Issue: Foreclosures
Profiles: Back to the mobile home
Wednesday, July 20th, 2011
The Investigative Reporting Workshop and New America Media profiled those hardest hit by the foreclosure crisis in communities of color.
INDIO, Calif. — Santiago Vargas sits on a wooden bench under the awning of his mobile home, looking at another bill he just picked up from his mailbox.
“I thought the American Dream meant owning your home, but for me it was just paying bills,” he said with a laugh, reflecting on an 18-month ordeal that took his family from a trailer park to a new house and back again.
Vargas, his wife and three of his four children, have lived in this two-bedroom mobile home since losing their house to foreclosure three years ago. His oldest daughter and her family live just a few blocks away in the same trailer park.

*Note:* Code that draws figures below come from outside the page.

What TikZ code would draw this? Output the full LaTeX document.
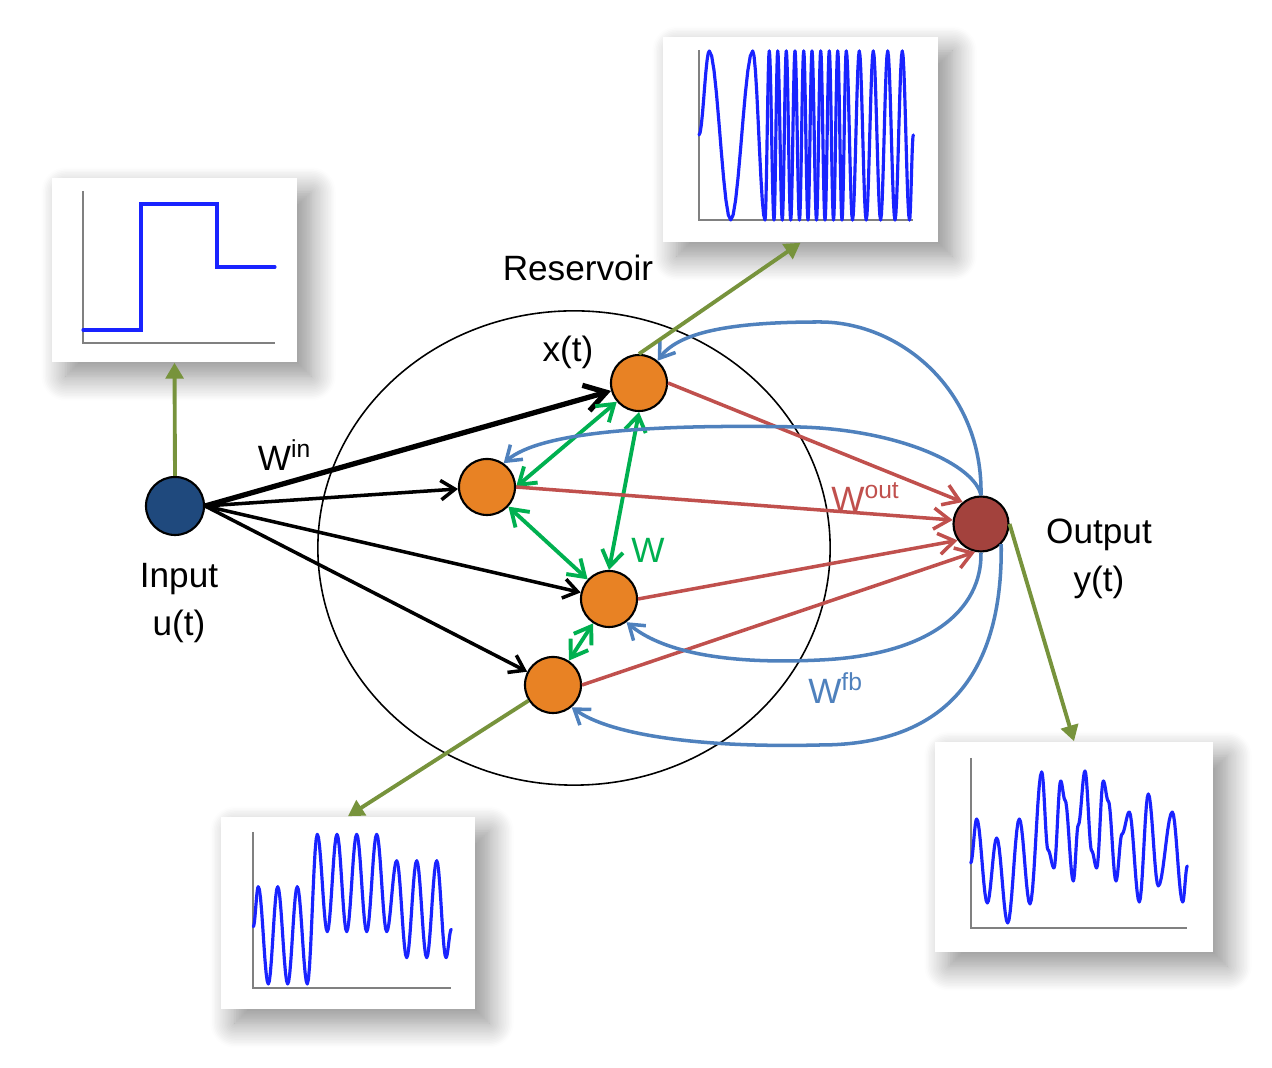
\documentclass[tikz,border=0pt]{standalone}
\usepackage{fontspec}
\setmainfont{Liberation Sans}
\usetikzlibrary{arrows.meta,shapes.geometric,shadows.blur}

\definecolor{inblue}{RGB}{31,73,125}
\definecolor{unitorange}{RGB}{232,130,36}
\definecolor{outred}{RGB}{163,66,61}
\definecolor{wgreen}{RGB}{0,176,80}
\definecolor{woutred}{RGB}{192,80,77}
\definecolor{fbblue}{RGB}{79,129,189}
\definecolor{tapgreen}{RGB}{119,147,60}
\definecolor{sigblue}{RGB}{25,35,255}

\newcommand{\sigwave}[3]{%
  \foreach \xb/\yb [remember=\xb as \xa (initially #1), remember=\yb as \ya (initially #2)] in {#3}
    {\draw[sig] plot[domain=\xa:\xb, samples=10] (\x, {(\ya+\yb)/2+(\ya-\yb)/2*cos(180*(\x-\xa)/(\xb-\xa))});}
}

\begin{document}
\begin{tikzpicture}[x=0.01cm, y=-0.01cm,
    unit/.style={circle, draw, line width=0.6pt, minimum size=0.56cm, inner sep=0pt},
    plotbox/.style={fill=white, inner sep=0pt,
      blur shadow={shadow xshift=4pt, shadow yshift=-4pt, shadow blur radius=7pt, shadow blur steps=16, shadow opacity=45}},
    sig/.style={sigblue, line width=0.9pt, line cap=round, line join=round},
    axis/.style={gray, line width=0.4pt},
    txt/.style={font=\fontsize{10}{13.5}\selectfont, align=center, inner sep=0pt},
    inarrow/.style={-{Straight Barb[length=4pt,width=5.5pt]}, line width=1pt},
    warrow/.style={{Straight Barb[length=4.5pt,width=6pt]}-{Straight Barb[length=4.5pt,width=6pt]}, wgreen, line width=1.1pt},
    outarrow/.style={-{Straight Barb[length=4.5pt,width=6pt]}, woutred, line width=1pt},
    fbarrow/.style={-{Straight Barb[length=4pt,width=5.5pt]}, fbblue, line width=1pt},
    tap/.style={-{Triangle[length=4.5pt,width=5pt]}, tapgreen, line width=1.1pt}]

  \useasboundingbox (0,0) rectangle (1272,1068);

  \node[plotbox, minimum width=2.45cm, minimum height=1.84cm] (U) at (174.5,270) {};
  \node[plotbox, minimum width=2.75cm, minimum height=2.05cm] (X) at (800.5,139.5) {};
  \node[plotbox, minimum width=2.54cm, minimum height=1.92cm] (Z) at (348,913) {};
  \node[plotbox, minimum width=2.78cm, minimum height=2.10cm] (Y) at (1074,847) {};

  \draw[axis] (83,191) -- (83,343) -- (275,343);
  \draw[sig, line join=miter] (83,330) -- (141,330) -- (141,204) -- (217,204) -- (217,267) -- (275,267);

  \draw[axis] (699,50) -- (699,220) -- (913,220);
  \sigwave{699}{135}{709.3/51, 730.7/220, 752.7/51, 765/220, 769.3/51, 774/220, 777.7/51, 782.3/220,
    786.3/51, 790.7/220, 795/51, 799.5/220, 803.7/51, 808/220, 812/51, 816.5/220, 820.7/51, 825/220,
    829.3/51, 833.5/220, 837.7/51, 842/220, 846.3/51, 852.5/220, 859.3/51, 866.2/220, 873.3/51,
    880.6/220, 887.7/51, 895/220, 902.3/51, 909.5/220, 913.3/135}

  \draw[axis] (253,832) -- (253,988) -- (451,988);
  \sigwave{253.3}{926.7}{258.3/886.7, 268.3/984, 277.7/886.7, 287.7/984, 297.3/886.7, 307.3/984,
    317.3/834.3, 327.3/931.7, 337/834.3, 346.7/931.7, 356.7/834.3, 366.7/931.7, 376.7/834.3,
    386.7/931.7, 396.7/860.7, 406.7/957.7, 416.7/860.7, 426.7/957.7, 436.7/860.7, 446/957.7, 451.3/929.3}

  \draw[axis] (971,758) -- (971,928) -- (1187,928);
  \sigwave{970.7}{863}{976.7/819, 987.3/903, 996.7/838, 1007.7/923, 1019.3/819, 1030/904, 1041.7/772,
    1048/850, 1054/868, 1060.7/781, 1065/800, 1073.3/881, 1078.3/825, 1085/771, 1091.7/851,
    1096.7/868, 1103.3/781, 1108.3/801, 1116/881, 1122/834, 1129.3/812, 1139.3/902, 1148.3/794,
    1158.3/886, 1172.3/812, 1182.7/902, 1187.3/866}

  \node[draw, ellipse, line width=0.45pt, minimum width=5.12cm, minimum height=4.74cm, inner sep=0pt] (res) at (574,548) {};

  \node[txt] (restxt) at (578,268) {Reservoir};
  \node[txt] (xtxt) at (568,352) {x(t)};
  \node[txt] (wintxt) at (285,455) {W\textsuperscript{in}};
  \node[txt] (intxt) at (179,603) {Input\\u(t)};
  \node[txt, text=wgreen] (wtxt) at (648,550) {W};
  \node[txt, text=woutred] (wouttxt) at (866,497) {W\textsuperscript{out}};
  \node[txt, text=fbblue] (wfbtxt) at (836,688) {W\textsuperscript{fb}};
  \node[txt] (outtxt) at (1099,559) {Output\\y(t)};

  \node[unit, fill=inblue, minimum size=0.58cm] (u) at (175,506) {};
  \node[unit, fill=unitorange] (x1) at (639,383) {};
  \node[unit, fill=unitorange] (x2) at (487,487) {};
  \node[unit, fill=unitorange] (x3) at (609,599) {};
  \node[unit, fill=unitorange] (x4) at (553,685) {};
  \node[unit, fill=outred, minimum size=0.55cm] (y) at (981,524) {};

  \draw[-{Straight Barb[length=6pt,width=7.5pt]}, line width=1.5pt] (u.east) -- (x1);
  \draw[inarrow] (u.east) -- (x2);
  \draw[inarrow] (u.east) -- (x3);
  \draw[inarrow] (u.east) -- (x4);

  \draw[warrow] (x1) -- (x2.east);
  \draw[warrow] (x1.south) -- (x3.north);
  \draw[warrow] (x2) -- (x3);
  \draw[warrow] (x3) -- (x4);

  \draw[outarrow] (x1.east) -- (y.130);
  \draw[outarrow] (x2.east) -- (y.172);
  \draw[outarrow] (x3.east) -- (y.215);
  \draw[outarrow] (x4.east) -- (y.258);

  \draw[fbarrow] (y.north) .. controls (983,390) and (900,322) .. (820,322)
    .. controls (740,322) and (680,330) .. (x1.50);
  \draw[fbarrow] (y.north) .. controls (975,465) and (900,430) .. (800,427)
    .. controls (650,424) and (540,432) .. (x2.55);
  \draw[fbarrow] (y.south) .. controls (982,610) and (930,655) .. (820,660)
    .. controls (720,665) and (660,650) .. (x3.-53);
  \draw[fbarrow] (y.-45) .. controls (1003,680) and (940,745) .. (820,745)
    .. controls (700,748) and (610,735) .. (x4.-50);

  \draw[tap] (u.north) -- (U.south);
  \draw[tap] (x1.north) -- (X.south);
  \draw[tap] (x4) -- (Z.north);
  \draw[tap] (y.east) -- (Y.north);
\end{tikzpicture}
\end{document}
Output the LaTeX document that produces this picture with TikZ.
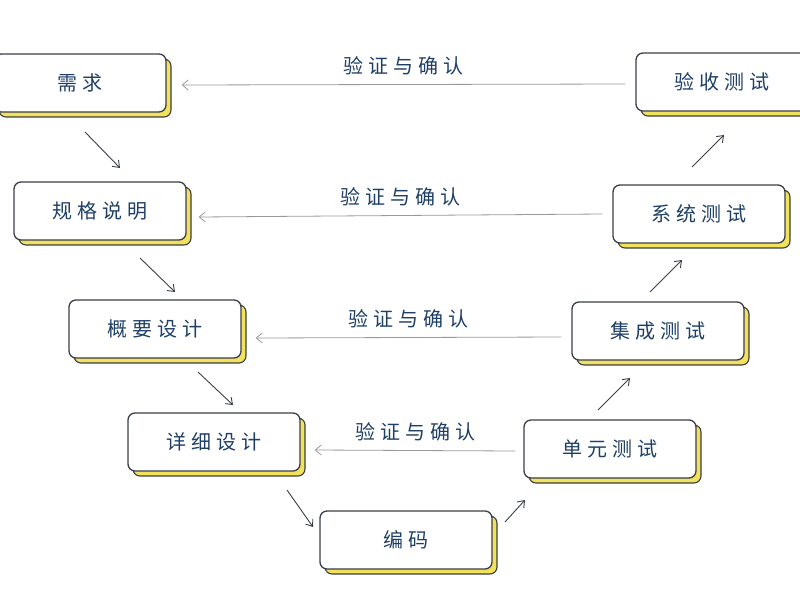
\documentclass[tikz,border=0pt]{standalone}
\usepackage{fontspec}
\newfontfamily\cjk[LetterSpace=25]{Noto Sans CJK SC}
\usetikzlibrary{arrows.meta,calc}
\definecolor{navy}{HTML}{1F3F66}
\definecolor{edge}{HTML}{3A3F47}
\definecolor{yel}{HTML}{F2E15A}
\tikzset{
  box/.style={draw=edge, line width=1.3pt, fill=white, rounded corners=7pt, minimum width=#1, minimum height=58pt, font=\cjk\fontsize{20}{22}\selectfont, text=navy},
  box/.default=172pt,
  harr/.style={draw=gray!80, line width=0.8pt, -{Straight Barb[length=6pt,width=10pt]}},
  darr/.style={draw=edge, line width=0.9pt, -{Straight Barb[length=6pt,width=9pt]}},
  lab/.style={font=\cjk\fontsize{20}{22}\selectfont, text=navy}
}
\newcommand{\vmbox}[4][172pt]{%
  \fill[yel, draw=edge, line width=1.1pt, rounded corners=7pt] ($(#2)+(-#1/2+5pt,-29pt-5pt)$) rectangle ($(#2)+(#1/2+5pt,29pt-5pt)$);
  \node[box=#1] (#3) at (#2) {#4};}
\begin{document}
\begin{tikzpicture}[x=1pt,y=-1pt]
\useasboundingbox (0,0) rectangle (800,600);
\vmbox{80,83}{a}{需求}
\vmbox{722,82}{b}{验收测试}
\vmbox{100,211}{c}{规格说明}
\vmbox{699,214}{d}{系统测试}
\vmbox{155,329}{e}{概要设计}
\vmbox{658,331}{f}{集成测试}
\vmbox{214,442}{g}{详细设计}
\vmbox{610,449}{h}{单元测试}
\vmbox{406,540}{k}{编码}
\draw[harr] ($(b.west)+(-10,2)$) -- node[lab, above=6pt]{验证与确认} ($(a.east)+(15,2)$);
\draw[harr] ($(d.west)+(-10,0)$) -- node[lab, above=6pt]{验证与确认} ($(c.east)+(12,6)$);
\draw[harr] ($(f.west)+(-10,6)$) -- node[lab, above=6pt]{验证与确认} ($(e.east)+(14,9)$);
\draw[harr] ($(h.west)+(-8,2)$) -- node[lab, above=6pt]{验证与确认} ($(g.east)+(14,8)$);
\draw[darr] (85,132) -- (120,168);
\draw[darr] (140,258) -- (175,292);
\draw[darr] (198,372) -- (233,405);
\draw[darr] (287,490) -- (313,527);
\draw[darr] (505,522) -- (525,500);
\draw[darr] (598,410) -- (630,378);
\draw[darr] (650,292) -- (682,260);
\draw[darr] (692,167) -- (724,135);
\end{tikzpicture}
\end{document}
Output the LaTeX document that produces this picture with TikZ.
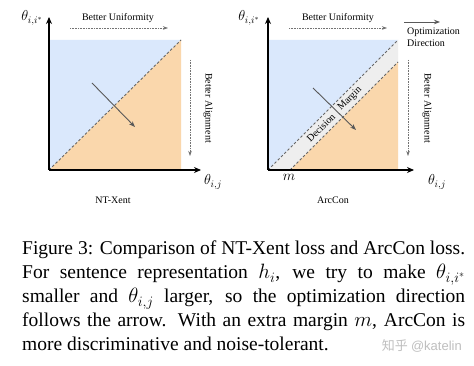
\documentclass[tikz,border=0pt]{standalone}
\usepackage{fontspec}
\setmainfont{Liberation Serif}
\newfontfamily\cjkfont{Noto Sans CJK SC}
\newfontfamily\wmfont{Liberation Sans}
\usetikzlibrary{positioning}
\usetikzlibrary{arrows.meta}
\usepackage{xcolor}
\definecolor{bluefill}{RGB}{218,232,252}
\definecolor{orangefill}{RGB}{250,215,172}
\definecolor{bandfill}{RGB}{238,238,238}
\tikzset{
  axisarrow/.style={-{Stealth[length=7pt,width=6pt]}, line width=1.1pt},
  hintarrow/.style={densely dotted, black!55, line width=0.6pt, -{Stealth[length=5pt,width=3.5pt]}},
  optarrow/.style={black!65, line width=0.9pt, -{Stealth[length=6pt,width=4.5pt]}},
  bound/.style={black!60, line width=0.9pt, dash pattern=on 2.6pt off 2pt},
  lbl/.style={font=\fontsize{10}{11}\selectfont, inner sep=0pt},
  axlbl/.style={font=\fontsize{14}{15}\selectfont, inner sep=0pt},
}

\begin{document}
\begin{tikzpicture}[x=1pt,y=-1pt]
\useasboundingbox[fill=white] (0,0) rectangle (474,366);

% NT-Xent
\begin{scope}
\coordinate (o1) at (49,170);
\coordinate (c1) at (181,40);
\fill[bluefill] (o1)--(49,40)--(c1)--cycle;
\fill[orangefill] (o1)--(181,170)--(c1)--cycle;
\draw[bound] (o1)--(c1);

\coordinate (y1) at (49,17);
\coordinate (x1) at (201,170);
\draw[axisarrow] (o1)--(y1);
\draw[axisarrow] (o1)--(x1);
\node[axlbl] (ylbl1) at (32,18) {$\theta_{i,i^*}$};
\node[axlbl] (xlbl1) at (213,182) {$\theta_{i,j}$};

\node[lbl] (unif1) at (118,18) {Better Uniformity};
\coordinate (ua1) at (70,28);
\coordinate (ub1) at (168,28);
\draw[hintarrow] (ua1)--(ub1);

\node[lbl, rotate=-90] (align1) at (208,108) {Better Alignment};
\coordinate (aa1) at (190,60);
\coordinate (ab1) at (190,156);
\draw[hintarrow] (aa1)--(ab1);

\coordinate (da1) at (92,83);
\coordinate (db1) at (135,127);
\draw[optarrow] (da1)--(db1);

\node[lbl] (name1) at (113,200) {NT-Xent};
\end{scope}

% ArcCon
\begin{scope}
\coordinate (o2) at (268,170);
\coordinate (c2) at (398,40);
\coordinate (m2) at (290,170);
\coordinate (e2) at (398,62);
\fill[bluefill] (o2)--(268,40)--(c2)--cycle;
\fill[bandfill] (o2)--(c2)--(e2)--(m2)--cycle;
\fill[orangefill] (m2)--(398,170)--(e2)--cycle;
\draw[bound] (o2)--(c2);
\draw[bound] (m2)--(e2);

\coordinate (y2) at (268,17);
\coordinate (x2) at (414,170);
\draw[axisarrow] (o2)--(y2);
\draw[axisarrow] (o2)--(x2);
\node[axlbl] (ylbl2) at (249,18) {$\theta_{i,i^*}$};
\node[axlbl] (xlbl2) at (437,182) {$\theta_{i,j}$};
\node[axlbl] (mlbl) at (289,177) {$m$};

\node[lbl] (unif2) at (338,18) {Better Uniformity};
\coordinate (ua2) at (289,28);
\coordinate (ub2) at (387,28);
\draw[hintarrow] (ua2)--(ub2);

\coordinate (oa) at (404,22);
\coordinate (ob) at (440,22);
\draw[optarrow] (oa)--(ob);
\node[lbl, align=left, anchor=north west] (optdir) at (407,28) {Optimization\\[1pt]Direction};

\node[lbl, rotate=-90] (align2) at (427,108) {Better Alignment};
\coordinate (aa2) at (408,60);
\coordinate (ab2) at (408,156);
\draw[hintarrow] (aa2)--(ab2);

\node[lbl, rotate=45] (dec) at (321,128) {Decision};
\node[lbl, rotate=45] (mar) at (350,99) {Margin};

\coordinate (da2) at (313,88);
\coordinate (db2) at (356,130);
\draw[optarrow] (da2)--(db2);

\node[lbl] (name2) at (333,200) {ArcCon};
\end{scope}

% caption
\node[anchor=north west, inner sep=0pt, text width=443pt, align=justify,
      font=\fontsize{19.5}{24}\selectfont] (caption) at (22,241)
{Figure 3: Comparison of NT-Xent loss and ArcCon loss.\linebreak
For sentence representation $h_i$, we try to make $\theta_{i,i^*}$\linebreak
smaller and $\theta_{i,j}$ larger, so the optimization direction\linebreak
follows the arrow. With an extra margin $m$, ArcCon is\linebreak
more discriminative and noise-tolerant.};

\node[anchor=east, inner sep=0pt, text=black!25, font=\fontsize{13}{14}\selectfont] (mark) at (462,346)
{{\cjkfont 知乎} {\wmfont @katelin}};
\end{tikzpicture}
\end{document}
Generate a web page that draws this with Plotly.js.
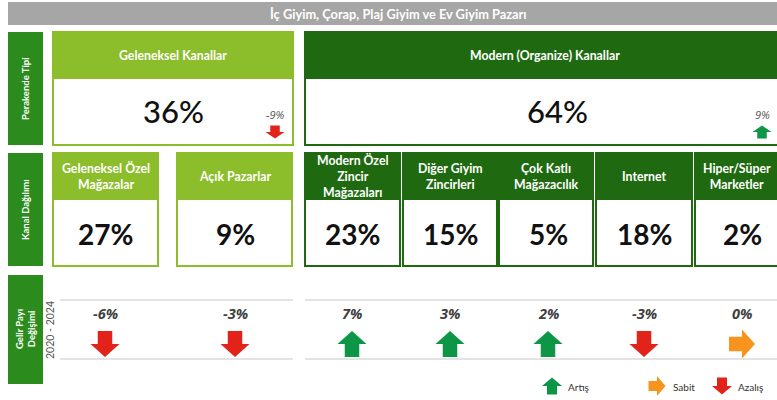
<!DOCTYPE html>
<html>
<head>
<meta charset="utf-8">
<script src="https://cdn.plot.ly/plotly-3.0.1.min.js"></script>
<style>html,body{margin:0;padding:0;background:#fff;}#chart{width:777px;height:400px;}</style>
</head>
<body>
<div id="chart"></div>
<script>
// ---------- DATA ----------
const chartTitle = 'İç Giyim, Çorap, Plaj Giyim ve Ev Giyim Pazarı';
const rowLabels = ['Perakende Tipi', 'Kanal Dağılımı', 'Gelir Payı<br>Değişimi'];
const periodLabel = '2020 - 2024';
const retailTypes = ['Geleneksel Kanallar', 'Modern (Organize) Kanallar'];
const retailShares = [36, 64];
const retailChanges = [-9, 9];
const channels = ['Geleneksel Özel<br>Mağazalar', 'Açık Pazarlar', 'Modern Özel<br>Zincir<br>Mağazaları',
                  'Diğer Giyim<br>Zincirleri', 'Çok Katlı<br>Mağazacılık', 'Internet', 'Hiper/Süper<br>Marketler'];
const channelGroup = [0, 0, 1, 1, 1, 1, 1];
const channelShares = [27, 9, 23, 15, 5, 18, 2];
const channelChanges = [-6, -3, 7, 3, 2, -3, 0];
const legendLabels = ['Artış', 'Sabit', 'Azalış'];
const legendDirs = [1, 0, -1];

// ---------- LAYOUT GEOMETRY ----------
const groupColors = ['#8cbd2b', '#1f6a11'];
const labelColor = '#2b8b1c';
const upColor = '#0e9647', downColor = '#e2231a', flatColor = '#f7941d';
const topBoxes = [[53, 293], [305, 785]];
const colBoxes = [[53, 158], [177, 292], [305, 400], [403, 497], [499, 593], [596, 692], [695, 779]];
const colCenters = [105, 235, 352, 450, 548, 644, 742];
const FONT = 'Lato, "Open Sans", sans-serif';
const IFONT = '"Open Sans", Lato, sans-serif';

const shapes = [];
const annotations = [];
const traces = [];

function rect(x0, y0, x1, y1, fill, line, lw) {
  shapes.push({type: 'rect', xref: 'x', yref: 'y', x0, y0, x1, y1, fillcolor: fill,
               line: {color: line || fill, width: lw || 0}, layer: 'below'});
}
function text(x, y, t, opts) {
  annotations.push(Object.assign({xref: 'x', yref: 'y', x, y, text: t, showarrow: false,
    xanchor: 'center', yanchor: 'middle',
    font: {family: FONT, size: 11, color: '#fff'}}, opts || {}));
}
function arrow(cx, cy, dir, w, h) {
  const sw = w * 0.5;
  let xs, ys, color;
  if (dir === 0) {
    color = flatColor;
    xs = [cx + h / 2, cx, cx, cx - h / 2, cx - h / 2, cx, cx, cx + h / 2];
    ys = [cy, cy - w / 2, cy - sw / 2, cy - sw / 2, cy + sw / 2, cy + sw / 2, cy + w / 2, cy];
  } else {
    const s = dir > 0 ? 1 : -1;
    color = dir > 0 ? upColor : downColor;
    xs = [cx, cx + w / 2, cx + sw / 2, cx + sw / 2, cx - sw / 2, cx - sw / 2, cx - w / 2, cx];
    ys = [cy - s * h / 2, cy, cy, cy + s * h / 2, cy + s * h / 2, cy, cy, cy - s * h / 2];
  }
  traces.push({type: 'scatter', mode: 'lines', x: xs, y: ys, fill: 'toself', fillcolor: color,
               line: {width: 0, color: color}, hoverinfo: 'skip', showlegend: false});
}
const dirOf = v => v > 0 ? 1 : (v < 0 ? -1 : 0);
const pct = v => v + '%';

// Title bar
rect(8, 2, 777, 25, '#a6a6a6');
text(398, 13.5, '<b>' + chartTitle + '</b>', {font: {family: FONT, size: 12.8, color: '#fff'}});

// Row labels
const labelRows = [[32, 145], [153, 266], [275, 384]];
labelRows.forEach((r, i) => {
  rect(8, r[0], 43, r[1], labelColor);
  text(25.5, (r[0] + r[1]) / 2, '<b>' + rowLabels[i] + '</b>',
       {textangle: -90, font: {family: FONT, size: 9.5, color: '#fff'}});
});
text(50, 330, periodLabel, {textangle: -90, font: {family: FONT, size: 10.5, color: '#555'}});

// Row 1: retail types
retailTypes.forEach((name, i) => {
  const [x0, x1] = topBoxes[i];
  const c = groupColors[i];
  rect(x0, 32, x1, 145, '#fff', c, 2);
  rect(x0, 32, x1, 78, c, c, 2);
  text((x0 + x1) / 2, 55, '<b>' + name + '</b>', {font: {family: FONT, size: 12.3, color: '#fff'}});
});
const topValX = [173, 557];
const topChgX = [275, 762];
retailShares.forEach((v, i) => {
  text(topValX[i], 111, pct(v), {font: {family: FONT, size: 31, color: '#111', weight: 500}});
  text(topChgX[i], 114, pct(retailChanges[i]),
       {font: {family: IFONT, size: 11, color: '#555', style: 'italic'}});
  arrow(topChgX[i], 132, dirOf(retailChanges[i]), 19, 13);
});

// Row 2: channels
channels.forEach((name, i) => {
  const [x0, x1] = colBoxes[i];
  const c = groupColors[channelGroup[i]];
  rect(x0, 153, x1, 266, '#fff', c, 2);
  rect(x0, 153, x1, 199, c, c, 2);
  text((x0 + x1) / 2, 176, '<b>' + name + '</b>', {font: {family: FONT, size: 12.3, color: '#fff'}});
  text(colCenters[i], 234, '<b>' + pct(channelShares[i]) + '</b>', {font: {family: FONT, size: 28, color: '#111'}});
});

// Row 3: share change
[[60, 293], [305, 777]].forEach(seg => {
  [300, 359].forEach(y => shapes.push({type: 'line', xref: 'x', yref: 'y', x0: seg[0], x1: seg[1], y0: y, y1: y,
                                        line: {color: '#c8c8c8', width: 1}}));
});
channelChanges.forEach((v, i) => {
  text(colCenters[i], 313, pct(v),
       {font: {family: IFONT, size: 14.5, color: '#404040', weight: 'bold', style: 'italic'}});
  arrow(colCenters[i], 344, dirOf(v), 29, 26);
});

// Legend
const legArrowX = [552, 657, 722];
legendLabels.forEach((lab, i) => {
  arrow(legArrowX[i], 386, legendDirs[i], 20, 17);
  text(legArrowX[i] + 14, 387, lab, {xanchor: 'left', font: {family: FONT, size: 10, color: '#333'}});
});

const layout = {
  width: 777, height: 400,
  margin: {l: 0, r: 0, t: 0, b: 0},
  paper_bgcolor: '#fff', plot_bgcolor: '#fff',
  xaxis: {range: [0, 777], visible: false, fixedrange: true},
  yaxis: {range: [400, 0], visible: false, fixedrange: true},
  shapes, annotations, showlegend: false
};
Plotly.newPlot('chart', traces, layout, {displayModeBar: false, staticPlot: true});
</script>
</body>
</html>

But it was not too long ago that all of them lived under the same Spanish-tiled roof in a spacious new home in nearby Coachella.
Photo by Joseph Rodriguez
Santiago Vargas, unable to afford mortgage payments on his house, said moving into a mobile home was a relief.
“I never imagined I could provide such a beautiful home for my family,” he said in Spanish. “New appliances, new furniture, new everything.”
Only seven years earlier, Vargas, now 48, and his family left the border town of Mexicali for the Coachella Valley. Vargas found work with a local farmer. When his boss opened a trailer park, he asked Vargas to manage the property in exchange for free rent, while continuing to get paid for farm work.
After his eldest daughter married, she and her husband proposed that the families pool their resources and buy a home together. Vargas and his wife were overjoyed to have their entire family together again in a 3,000-square-foot home in a new development in Coachella.
“I felt so happy, but it was only for a very short time,” he said.
A year after moving into their dream home, Vargas’ son-in-law lost his construction job. Unable to pay their share of the mortgage, the young couple — by then expecting their first child — moved into a trailer park in Indio. Vargas was unable to make the payments on his own.
“It was a terrible time,” he recalled. “I was scared that I would come home from work to find my family on the street.”
Vargas stayed in the house until he saved enough money to buy a trailer.
“I felt so bad moving my family out of our home, but at the same time it was such a relief for me,” he said. “The stress of keeping the home was not worth it.”
He was not alone. Many of his neighbors lost their homes and the once desirable community was soon in disarray. He says the bank ended up selling his former home for one-third of the price he paid for it.
The support of his wife and daughters helped to make the move easier. His wife found the nicest mobile home they could afford without taking out a loan, and his daughters didn’t complain when they had to switch schools.
“I know my daughter wanted to raise her family in that house, and that makes me sad,” he said. “I know she still dreams of having her own home.”
Vargas too still dreams of moving out of the trailer park into a roomier place with his own yard and more privacy.
“I would love to be back in a home,” he said, wistfully. “But it would be a small home, a simple home. One that I can afford on my own.”